Secrets to Improving Your Gross Profit Margin
Improving your gross profit doesn’t always mean overhauling your entire business. Often, small, strategic tweaks can have a massive impact. Here are some of the most effective strategies I’ve seen work time and time again.
- Increase Prices Strategically. It’s the most direct way. Even a small 5% price increase can significantly boost your margin, often without deterring loyal customers if the value is clearly communicated. Test small increases on a single product line first.
- Negotiate With Your Suppliers. Don’t be afraid to ask for better pricing. As your order volume increases, you gain leverage. Explore buying in larger quantities for a bulk discount or shopping around for alternative suppliers who offer comparable quality at a lower cost.
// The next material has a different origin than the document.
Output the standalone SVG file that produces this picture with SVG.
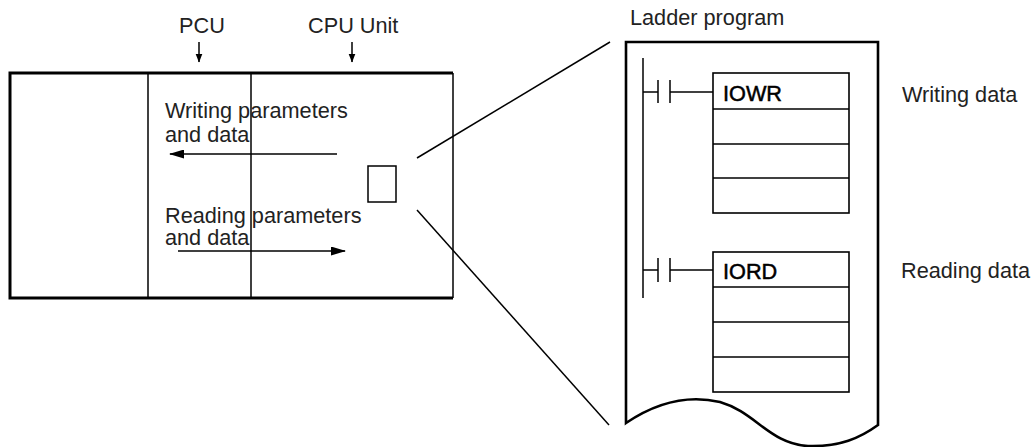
<svg xmlns="http://www.w3.org/2000/svg" width="1031" height="447" viewBox="0 0 1031 447">
<style>
text{font-family:"Liberation Sans",Arial,sans-serif;font-size:21.7px;fill:#222}
.ln{stroke:#000;fill:none;stroke-width:1.5}
.thick{stroke:#000;fill:none;stroke-width:3}
.box{stroke:#000;fill:#fff;stroke-width:1.6}
.inst{fill:#000;stroke:#000;stroke-width:0.5}
</style>
<defs>
<marker id="ah" markerWidth="15" markerHeight="9" refX="14" refY="4.5" orient="auto" markerUnits="userSpaceOnUse">
<path d="M0,0 L15,4.5 L0,9 z" fill="#000"/>
</marker>
<marker id="ahs" markerWidth="9" markerHeight="8" refX="8.5" refY="4" orient="auto" markerUnits="userSpaceOnUse">
<path d="M0,0.5 L9,4 L0,7.5 z" fill="#000"/>
</marker>
</defs>
<g id="labels">
<text x="179" y="33">PCU</text>
<text x="308" y="33">CPU Unit</text>
<text x="630" y="25">Ladder program</text>
<text x="902" y="102">Writing data</text>
<text x="901" y="278">Reading data</text>
</g>
<g id="plc">
<path class="thick" d="M453,73 L10,73 L10,298 L453,298"/>
<line class="ln" x1="453" y1="73" x2="453" y2="298" stroke-width="2"/>
<line class="ln" x1="148" y1="73" x2="148" y2="298"/>
<line class="ln" x1="251" y1="73" x2="251" y2="298"/>
<rect class="ln" x="368" y="166" width="28" height="36"/>
</g>
<g id="texts">
<text x="165" y="118">Writing parameters</text>
<text x="165" y="142">and data</text>
<text x="165" y="223">Reading parameters</text>
<text x="165" y="245">and data</text>
</g>
<g id="ladder">
<path d="M626,42 L878,42 L878,425 C860,438 840,447 808,446 C770,444 755,412 720,402 C690,395 660,400 626,423 Z" fill="#fff" stroke="#000" stroke-width="2.6"/>
<line class="ln" x1="643" y1="58" x2="643" y2="298" stroke-width="2"/>
<g id="iowr">
<line class="ln" x1="643" y1="92" x2="658" y2="92"/>
<line class="ln" x1="658" y1="80" x2="658" y2="103"/>
<line class="ln" x1="670" y1="80" x2="670" y2="103"/>
<line class="ln" x1="670" y1="92" x2="713" y2="92"/>
<rect class="box" x="713" y="73" width="136" height="140"/>
<line class="ln" x1="713" y1="109" x2="849" y2="109"/>
<line class="ln" x1="713" y1="144" x2="849" y2="144"/>
<line class="ln" x1="713" y1="178" x2="849" y2="178"/>
<text class="inst" x="723" y="101">IOWR</text>
</g>
<g id="iord">
<line class="ln" x1="643" y1="270" x2="658" y2="270"/>
<line class="ln" x1="658" y1="258" x2="658" y2="282"/>
<line class="ln" x1="670" y1="258" x2="670" y2="282"/>
<line class="ln" x1="670" y1="270" x2="713" y2="270"/>
<rect class="box" x="713" y="252" width="136" height="140"/>
<line class="ln" x1="713" y1="287" x2="849" y2="287"/>
<line class="ln" x1="713" y1="322" x2="849" y2="322"/>
<line class="ln" x1="713" y1="357" x2="849" y2="357"/>
<text class="inst" x="723" y="279">IORD</text>
</g>
</g>
<g id="connectors">
<line class="ln" x1="199" y1="42" x2="199" y2="62" stroke-width="2" marker-end="url(#ahs)"/>
<line class="ln" x1="352" y1="42" x2="352" y2="62" stroke-width="2" marker-end="url(#ahs)"/>
<line class="ln" x1="337" y1="154" x2="170" y2="154" stroke-width="2" marker-end="url(#ah)"/>
<line class="ln" x1="178" y1="251" x2="345" y2="251" stroke-width="2" marker-end="url(#ah)"/>
<line class="ln" x1="417" y1="158" x2="610" y2="42"/>
<line class="ln" x1="417" y1="210" x2="609" y2="425"/>
</g>
</svg>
- Reduce Production Waste. This is my “chef’s tip” for business. In a kitchen, you learn to use every part of the ingredient. In business, look for waste in your production process, shipping, or materials. Even small efficiencies add up to big savings on your COGS.
- Optimize Your Product Mix. As mentioned earlier, analyze the gross profit of each product. Actively promote and bundle your high-margin items. Create sales funnels that guide customers toward your most profitable products.
- Improve Inventory Management. Holding excess inventory ties up cash and increases storage costs. A mistake I once made was over-ordering a trendy, seasonal component, only to have it become obsolete. Use a “just-in-time” approach where possible to reduce carrying costs and waste.
Frequently Asked Questions
What is a good gross profit margin?
This varies wildly by industry. Software companies might see margins of 80-90%, while a grocery store might operate on 15-25%. The key is to benchmark against your specific industry and focus on improving your own margin over time.
Can a business survive with a low gross profit?
It’s very difficult. A low gross profit means there’s very little money left to cover operating expenses. High-volume businesses like big-box retailers can survive on thin margins, but most small businesses cannot.
Is gross profit the same as contribution margin?
They are similar but not identical. Gross profit subtracts all COGS, while contribution margin subtracts only the variable costs. For many simple businesses, these numbers can be very close.
How often should I calculate my gross profit?
You should review it at least monthly. For businesses with fast-moving inventory or fluctuating costs, like a restaurant or retail shop, calculating it weekly can provide invaluable, timely insights.